Any number of women united with the purpose to know for themselves whatever things are being taught to their own children, beginning with the kindergarten and the multiplication table, would not only find their own minds quickened and alert, but be in a condition to discriminate as to the value of instruction and its adaptation to real needs, but moving on step by step with the child, could, by no greater exercise of their matured powers than they make in other directions, often secure the college education denied to so many of us in our youth.
Not least among the advantages of such study would be the fact that the wide separation which the college life and the student too often make between the heart of mother and son might be avoided. The lad no longer leaves his mother behind because he enters fields of knowledge where she may never hope to go, because he is now finding his place among the stars, and she, from the threshold of home, can only hope to catch a glimmer of his light in the multitudinous sparkle of the sky.

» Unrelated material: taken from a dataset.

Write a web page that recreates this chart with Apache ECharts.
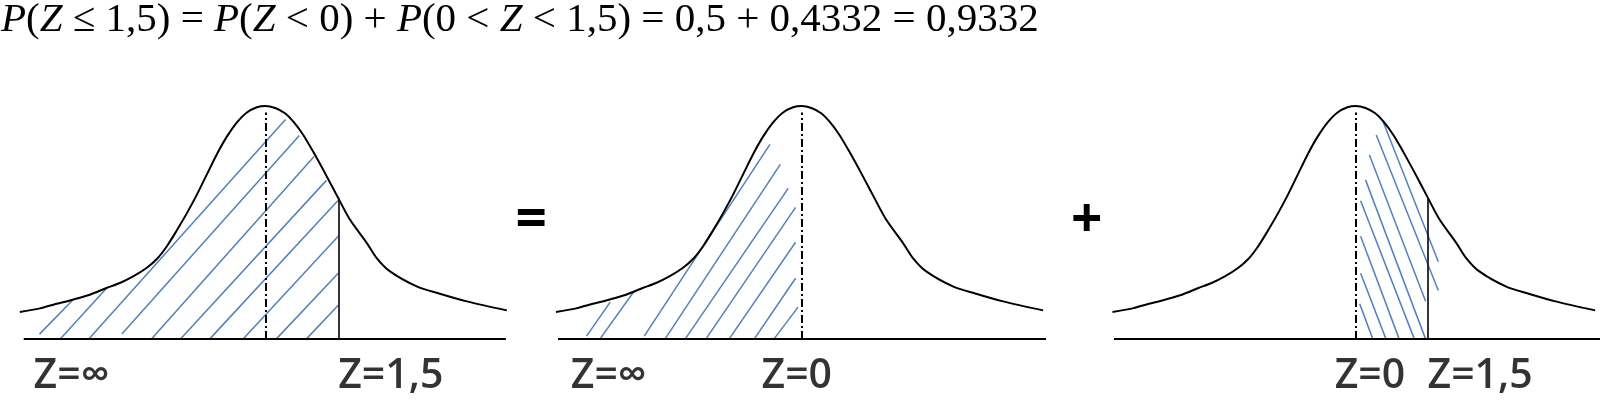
<!DOCTYPE html>
<html><head><meta charset="utf-8">
<script src="https://cdn.jsdelivr.net/npm/echarts@6/dist/echarts.min.js"></script>
<style>html,body{margin:0;padding:0;background:#fff}#c{width:1600px;height:411px}</style>
</head><body><div id="c"></div>
<script>
// ---- data ----
const formula = 'P(Z ≤ 1,5) = P(Z < 0) + P(0 < Z < 1,5) = 0,5 + 0,4332 = 0,9332';
const operators = ['=', '+'];

// bell curve (z, height)
const curveZ = [-4.98,-4.57,-4.30,-3.91,-3.56,-3.22,-2.95,-2.68,-2.41,-2.20,-2.00,-1.80,-1.59,-1.39,-1.19,-0.99,-0.78,-0.58,-0.38,-0.17,0,
  0.20,0.40,0.57,0.77,0.97,1.23,1.48,1.72,2.06,2.26,2.53,3.07,3.54,4.09,4.9];
const curveH = [27.2,30.8,34.5,39.5,44.5,51.2,56.2,62.8,71.2,80.2,92.8,108.5,126.2,144.5,164.5,184.5,202.8,216.8,226.8,232.2,233.5,
  231.5,226.2,217.8,204.5,187.8,164.5,141.2,119.5,96.2,81.2,67.8,52.8,45.5,37.8,28.8];

// baseline extents per panel
const baseExtent = [[-4.9, 4.88], [-4.94, 4.96], [-4.95, 5.0]];
// dash-dot centre line (z, top height)
const centreZ = 0, centreTop = 227;
// solid cut line per panel (null = none)
const cutZ = [1.48, null, 1.48];
const cutTop = 141;

// hatch segments [z1, h1, z2, h2]
const hatch1 = [
  [-4.58,5,-3.91,39],[-4.16,0,-3.22,51],[-3.58,0,0.41,220],[-2.91,5,0.69,204],
  [-2.31,0,0.99,183],[-1.72,0,1.24,159],[-1.13,0,1.48,139],[-0.45,0,1.48,103],
  [0.22,0,1.48,66],[0.83,0,1.48,34]
];
const hatch2 = [
  [-4.36,3,-3.88,37],[-4.09,0,-3.41,47],[-3.19,3,-0.64,195],[-2.77,0,-0.43,175],
  [-2.36,0,-0.27,151],[-1.94,0,-0.12,132],[-1.47,0,-0.12,97],[-0.96,0,-0.12,61],
  [-0.56,0,-0.07,32]
];
const hatch3 = [
  [0.55,219,1.69,77.5],[0.42,204.5,1.69,48.7],[0.28,184.5,1.43,38],[0.20,159.5,1.43,0],
  [0.10,138.5,1.20,0],[0.10,103,0.89,0],[0.10,66,0.62,0],[0.08,35.5,0.35,0]
];
const hatches = [hatch1, hatch2, hatch3];

// labels under each panel
const labelText = [['Z=∞', 'Z=1,5'], ['Z=∞', 'Z=0'], ['Z=0', 'Z=1,5']];
const labelZ = [[-4.7, 1.48], [-4.68, -0.81], [-0.43, 1.47]];
const labelH = -37.5;

// ---- chart ----
const chart = echarts.init(document.getElementById('c'), null, {renderer: 'canvas'});
const gridLeft = [18.8, 555, 1111.5];
const grids = [], xAxes = [], yAxes = [], series = [];
const BLUE = '#4F81BD';
for (let i = 0; i < 3; i++) {
  grids.push({left: gridLeft[i], width: 493, top: 99.5, height: 312, containLabel: false});
  xAxes.push({type: 'value', gridIndex: i, min: -5, max: 5, show: false});
  yAxes.push({type: 'value', gridIndex: i, min: -72, max: 240, show: false});
  // hatch
  series.push({
    type: 'lines', coordinateSystem: 'cartesian2d', xAxisIndex: i, yAxisIndex: i,
    data: hatches[i].map(s => ({coords: [[s[0], s[1]], [s[2], s[3]]]})),
    lineStyle: {color: BLUE, width: 1.5, opacity: 1, curveness: 0}, silent: true, z: 2
  });
  // curve
  series.push({
    type: 'line', xAxisIndex: i, yAxisIndex: i,
    data: curveZ.map((z, k) => [z, curveH[k]]),
    smooth: 0.3, symbol: 'none', clip: false,
    lineStyle: {color: '#000', width: 2}, silent: true, z: 3
  });
  // baseline
  series.push({
    type: 'lines', coordinateSystem: 'cartesian2d', xAxisIndex: i, yAxisIndex: i,
    data: [{coords: [[baseExtent[i][0], 0], [baseExtent[i][1], 0]]}],
    lineStyle: {color: '#000', width: 2, opacity: 1}, silent: true, z: 3
  });
  // centre dash-dot line
  series.push({
    type: 'lines', coordinateSystem: 'cartesian2d', xAxisIndex: i, yAxisIndex: i,
    data: [{coords: [[centreZ, 0], [centreZ, centreTop]]}],
    lineStyle: {color: '#000', width: 2, opacity: 1, type: [8, 3, 2, 3]}, silent: true, z: 4
  });
  // cut line
  if (cutZ[i] !== null) {
    series.push({
      type: 'lines', coordinateSystem: 'cartesian2d', xAxisIndex: i, yAxisIndex: i,
      data: [{coords: [[cutZ[i], 0], [cutZ[i], cutTop]]}],
      lineStyle: {color: '#111', width: 1.7, opacity: 1}, silent: true, z: 4
    });
  }
  // labels
  series.push({
    type: 'scatter', xAxisIndex: i, yAxisIndex: i, symbolSize: 0, clip: false,
    data: labelText[i].map((t, k) => ({name: t, value: [labelZ[i][k], labelH]})),
    label: {show: true, position: 'right', distance: 0, formatter: '{b}',
      fontFamily: 'Open Sans', fontWeight: 600, fontSize: 41, color: '#000'},
    silent: true, z: 5
  });
}

const richFormula = formula.replace(/([PZ])/g, '{i|$1}');
const option = {
  animation: false,
  backgroundColor: '#fff',
  grid: grids, xAxis: xAxes, yAxis: yAxes, series: series,
  graphic: [
    {type: 'text', x: 1, y: 20, silent: true, style: {
      text: richFormula, fontFamily: 'Liberation Serif', fontSize: 41, fill: '#000',
      verticalAlign: 'middle',
      rich: {i: {fontFamily: 'Liberation Serif', fontSize: 41, fontStyle: 'italic', fill: '#000'}}
    }},
    {type: 'text', x: 531.3, y: 221, silent: true, style: {
      text: operators[0], fontFamily: 'Open Sans', fontWeight: 'bold', fontSize: 55,
      fill: '#000', align: 'center', verticalAlign: 'middle'}},
    {type: 'text', x: 1086.8, y: 221, silent: true, style: {
      text: operators[1], fontFamily: 'Open Sans', fontWeight: 'bold', fontSize: 55,
      fill: '#000', align: 'center', verticalAlign: 'middle'}}
  ]
};
chart.setOption(option);
</script></body></html>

I am not unmindful of the objections that arise to the mind already accustomed to the idea of seeing even their own children grow up and out and away into a life the mother can only follow and share through her affections, her prayers. “ There is no time for study,” they say; but the Shakespeare Club and Browning Club, and the social world and the Missionary Society, and the Daughters of the Revolution and the household, and the-father of the children—there is time for all; and yet how the flavor of it all turns to ashes on the lips when the boy, our boy, comes to belong to the world or to the wine, or to the life that is not life but death, and so is no more our own. In the bitterness of such hours mothers speak the truth, if the anguish is not too deep for any speech. “No one knew him as I knew him,” they say; “he ought to have had this influence and that guidance and that help along the way which no one supplied because no one understood him as his mother did.” And that utterance is the very truth of God concerning the motherhood and childhood of today. No one knows them as we know them, and no one should and no one can, and, knowing through our hearts what they are and what they need, it is for us to so strengthen the life of knowledge and of thought that we shall walk beside them all the way, strengthening all influences that may avail for their good, that the true education may result in such citizens and patriots, such men and women, as we shall be proud to call our daughters and our sons. We plead, therefore, for the education of every child in accordance with his individual nature and needs, and for the education of the mother of today that she may be able to secure this individual teaching for the child who in the tomorrow shall become the best interpreter and the highest expression of her possibilities and powers.